Survey Hopes to Address Indigenous Issues


Indigenous Futures Survey flyer. Visit to take the survey. Image/ Native Organizers Alliance

By: Zachary Young, Editor-in-Chief

The Native Organizers Alliance is conducting their second annual Indian Futures Survey. The anonymous survey is a Native-led initiative. The Native Organizers Alliance said the survey will help highlight an authentic and contemporary Native experience, while also bringing awareness to “systemic challenges and priority issues.”

The Alliance is partnered by the IllumiNative and Research for Indigenous Social Action and Equity (RISE).

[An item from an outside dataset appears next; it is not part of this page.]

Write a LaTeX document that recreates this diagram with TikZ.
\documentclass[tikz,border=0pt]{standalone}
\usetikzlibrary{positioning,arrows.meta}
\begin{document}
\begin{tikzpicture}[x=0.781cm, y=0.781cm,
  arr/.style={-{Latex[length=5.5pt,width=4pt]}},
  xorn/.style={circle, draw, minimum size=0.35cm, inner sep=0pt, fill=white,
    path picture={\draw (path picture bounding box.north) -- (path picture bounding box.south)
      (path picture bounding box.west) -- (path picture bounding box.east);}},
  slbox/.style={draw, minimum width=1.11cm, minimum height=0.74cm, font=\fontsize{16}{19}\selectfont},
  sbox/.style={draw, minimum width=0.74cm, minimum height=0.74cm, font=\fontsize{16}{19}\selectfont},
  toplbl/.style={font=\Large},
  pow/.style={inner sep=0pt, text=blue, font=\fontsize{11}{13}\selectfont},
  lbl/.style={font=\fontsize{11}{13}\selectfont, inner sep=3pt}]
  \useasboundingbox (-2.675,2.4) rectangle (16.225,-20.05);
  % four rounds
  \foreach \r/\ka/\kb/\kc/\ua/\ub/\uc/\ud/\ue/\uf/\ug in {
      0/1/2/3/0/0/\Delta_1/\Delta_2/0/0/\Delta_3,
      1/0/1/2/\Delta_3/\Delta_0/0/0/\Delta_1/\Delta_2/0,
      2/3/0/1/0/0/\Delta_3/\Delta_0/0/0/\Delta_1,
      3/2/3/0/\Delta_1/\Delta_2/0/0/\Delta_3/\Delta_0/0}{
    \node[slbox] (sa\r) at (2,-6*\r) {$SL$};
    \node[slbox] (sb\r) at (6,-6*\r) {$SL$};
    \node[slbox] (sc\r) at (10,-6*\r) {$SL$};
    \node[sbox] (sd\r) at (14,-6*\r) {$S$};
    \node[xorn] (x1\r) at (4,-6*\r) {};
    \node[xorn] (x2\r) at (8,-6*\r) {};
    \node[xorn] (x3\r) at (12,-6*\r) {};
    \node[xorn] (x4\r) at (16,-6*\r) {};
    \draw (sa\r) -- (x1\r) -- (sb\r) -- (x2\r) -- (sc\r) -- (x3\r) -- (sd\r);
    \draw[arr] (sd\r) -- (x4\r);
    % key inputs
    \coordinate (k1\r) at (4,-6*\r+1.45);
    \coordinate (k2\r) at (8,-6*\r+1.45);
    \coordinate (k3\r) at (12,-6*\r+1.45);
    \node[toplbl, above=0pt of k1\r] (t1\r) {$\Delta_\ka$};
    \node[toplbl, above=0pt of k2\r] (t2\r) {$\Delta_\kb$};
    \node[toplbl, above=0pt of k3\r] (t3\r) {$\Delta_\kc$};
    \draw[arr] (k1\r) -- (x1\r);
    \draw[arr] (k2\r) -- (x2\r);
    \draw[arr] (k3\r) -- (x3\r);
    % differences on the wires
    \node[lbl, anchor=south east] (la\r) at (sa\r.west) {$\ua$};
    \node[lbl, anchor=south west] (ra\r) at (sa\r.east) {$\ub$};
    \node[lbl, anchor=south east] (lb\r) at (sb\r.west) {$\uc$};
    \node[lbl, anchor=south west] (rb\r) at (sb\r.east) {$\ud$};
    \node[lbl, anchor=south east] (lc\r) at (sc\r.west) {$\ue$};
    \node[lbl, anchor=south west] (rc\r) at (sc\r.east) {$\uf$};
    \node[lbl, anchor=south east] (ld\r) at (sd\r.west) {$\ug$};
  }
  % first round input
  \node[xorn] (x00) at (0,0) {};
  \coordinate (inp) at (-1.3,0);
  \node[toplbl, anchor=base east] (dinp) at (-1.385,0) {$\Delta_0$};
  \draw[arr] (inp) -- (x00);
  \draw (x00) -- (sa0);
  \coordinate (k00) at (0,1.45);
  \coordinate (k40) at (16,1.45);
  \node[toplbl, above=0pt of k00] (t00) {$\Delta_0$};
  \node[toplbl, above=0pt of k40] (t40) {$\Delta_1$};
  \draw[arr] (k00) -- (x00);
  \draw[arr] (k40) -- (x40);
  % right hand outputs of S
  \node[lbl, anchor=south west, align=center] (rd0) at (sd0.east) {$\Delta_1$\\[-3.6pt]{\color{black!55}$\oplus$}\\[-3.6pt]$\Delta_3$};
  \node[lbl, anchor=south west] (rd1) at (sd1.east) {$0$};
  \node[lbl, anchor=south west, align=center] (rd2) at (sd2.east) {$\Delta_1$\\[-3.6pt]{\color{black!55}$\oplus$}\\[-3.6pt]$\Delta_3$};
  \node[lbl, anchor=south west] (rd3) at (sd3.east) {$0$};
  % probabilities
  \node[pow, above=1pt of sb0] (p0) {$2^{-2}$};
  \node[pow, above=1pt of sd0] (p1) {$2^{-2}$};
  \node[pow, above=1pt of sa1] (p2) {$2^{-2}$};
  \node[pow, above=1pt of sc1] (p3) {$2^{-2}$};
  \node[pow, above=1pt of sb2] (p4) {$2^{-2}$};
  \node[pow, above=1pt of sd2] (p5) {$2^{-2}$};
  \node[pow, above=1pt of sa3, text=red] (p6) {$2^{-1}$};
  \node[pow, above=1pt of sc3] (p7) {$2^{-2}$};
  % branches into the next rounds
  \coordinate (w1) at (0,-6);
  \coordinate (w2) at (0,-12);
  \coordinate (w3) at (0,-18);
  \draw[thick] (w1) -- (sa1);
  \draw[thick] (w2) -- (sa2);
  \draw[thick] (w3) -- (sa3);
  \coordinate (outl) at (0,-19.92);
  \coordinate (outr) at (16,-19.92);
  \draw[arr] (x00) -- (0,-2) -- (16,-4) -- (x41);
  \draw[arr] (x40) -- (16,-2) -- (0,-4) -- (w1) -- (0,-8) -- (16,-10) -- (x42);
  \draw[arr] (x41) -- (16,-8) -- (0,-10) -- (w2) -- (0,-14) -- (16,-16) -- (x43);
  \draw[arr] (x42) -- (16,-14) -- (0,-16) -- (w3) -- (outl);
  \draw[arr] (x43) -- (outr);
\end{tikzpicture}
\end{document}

The organizations use the survey to assess the current standing of Indigenous communities.

Aminah Ghaffar, a fellow with the Native Organizers Alliance, said the survey has the potential to influence policy change regarding Native Americans. Ghaffar also mentioned the survey should be important to Southeastern Woodland people such as the Lumbee and Tuscarora since these tribes are often not included in national policy pertaining to Native Americans.

Ghaffar herself is a member of the Lumbee Tribe of North Carolina and said her decision to help promote this survey was intentional.

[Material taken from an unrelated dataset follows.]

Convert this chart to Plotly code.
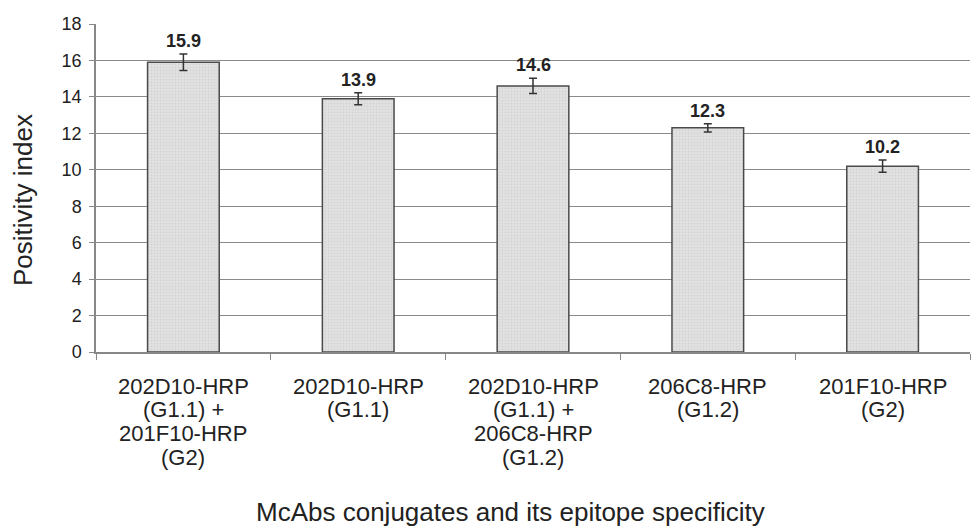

“Oftentimes when we’re talking about policy change, we’re just talking about on the federal level, federally recognized tribes and that’s not representative of all the tribes in the Southeast. So making sure that state-recognized tribes, like most of the tribes in North Carolina, are included in that policy change effort,” Ghaffar said.

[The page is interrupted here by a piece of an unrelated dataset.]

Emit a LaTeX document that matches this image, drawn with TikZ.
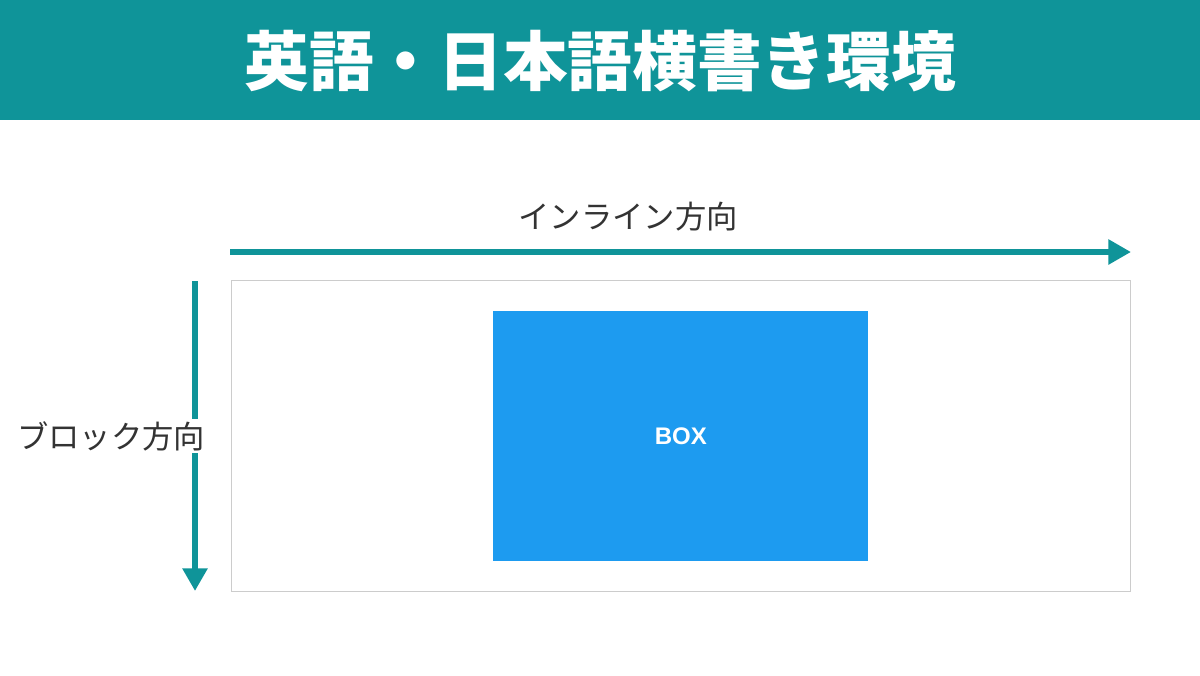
\documentclass[tikz,border=0pt]{standalone}
\usepackage{fontspec}
\setmainfont{Noto Sans CJK JP}
\newfontfamily\boxfont{Liberation Sans}
\usetikzlibrary{arrows.meta}
\definecolor{teal1}{HTML}{0F9499}
\definecolor{boxblue}{HTML}{1D9BF0}
\definecolor{frame}{HTML}{CCCCCC}
\definecolor{txt}{HTML}{333333}
\begin{document}
\begin{tikzpicture}[x=0.75pt,y=-0.75pt,
  dirarrow/.style={draw=teal1,line width=4.5pt,-{Triangle[length=17pt,width=18pt]}},
  dirlabel/.style={text=txt,font=\fontsize{23.5}{26}\selectfont,inner sep=2pt}]
\useasboundingbox (0,0) rectangle (1200,675);
\fill[white] (0,0) rectangle (1200,675);
\fill[teal1] (0,0) rectangle (1200,120);
\node (title) at (600,61) [text=white,font=\fontsize{48.5}{54}\bfseries\selectfont] {英語・日本語横書き環境};
\node (frame) [draw=frame,line width=0.9pt,minimum width=899*0.75pt,minimum height=311*0.75pt,anchor=north west,inner sep=0pt] at (231,280) {};
\node (box) [fill=boxblue,minimum width=375*0.75pt,minimum height=250*0.75pt,anchor=north west,inner sep=0pt] at (493,311) {};
\node at (box.center) [text=white,font=\boxfont\fontsize{18}{20}\bfseries\selectfont] {BOX};
\coordinate (hs) at (230,252);
\coordinate (he) at (1131,252);
\coordinate (vs) at (195,281);
\coordinate (ve) at (195,591);
\draw[dirarrow] (hs) -- (he);
\draw[dirarrow] (vs) -- (ve);
\node (inl) at (628,217) [dirlabel] {インライン方向};
\node (blk) at (111,436) [dirlabel,fill=white] {ブロック方向};
\end{tikzpicture}
\end{document}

The Native Organizers Alliance entered a data sharing agreement with tribal administrations across the country. Tribes that enter the agreement will get the results of the survey taken by their tribal members to better assess their respective tribe’s needs.

The survey asks a variety of questions related to education, local municipalities, local and national politics, mental health, representation in the media, self-determination and many more issues in Native areas.

Approximately 6,000 Natives Americans, across all 50 states participated in the last survey. Those results were presented at the white house to former President Donald J. Trump.

Catherine Cavalier, another fellow with the Native Organizers Alliance, called the initiative “fulfilling.”

“Since I’ve been a fellow sharing the survey and working with NOA, it’s done a fantastic job of connecting and bringing together Natives of all different paths, to raise their voice and boost the communities that so often get overlooked,” Cavalier said.

The survey takes approximately 15 to 20 minutes to complete. All Native Americans 18 years or older are encouraged to participate. The survey will be open until March 31. Participants will be prompted to another shorter optional survey to be entered in a raffle for prizes such as beaded earrings, bolo ties, clothing and more.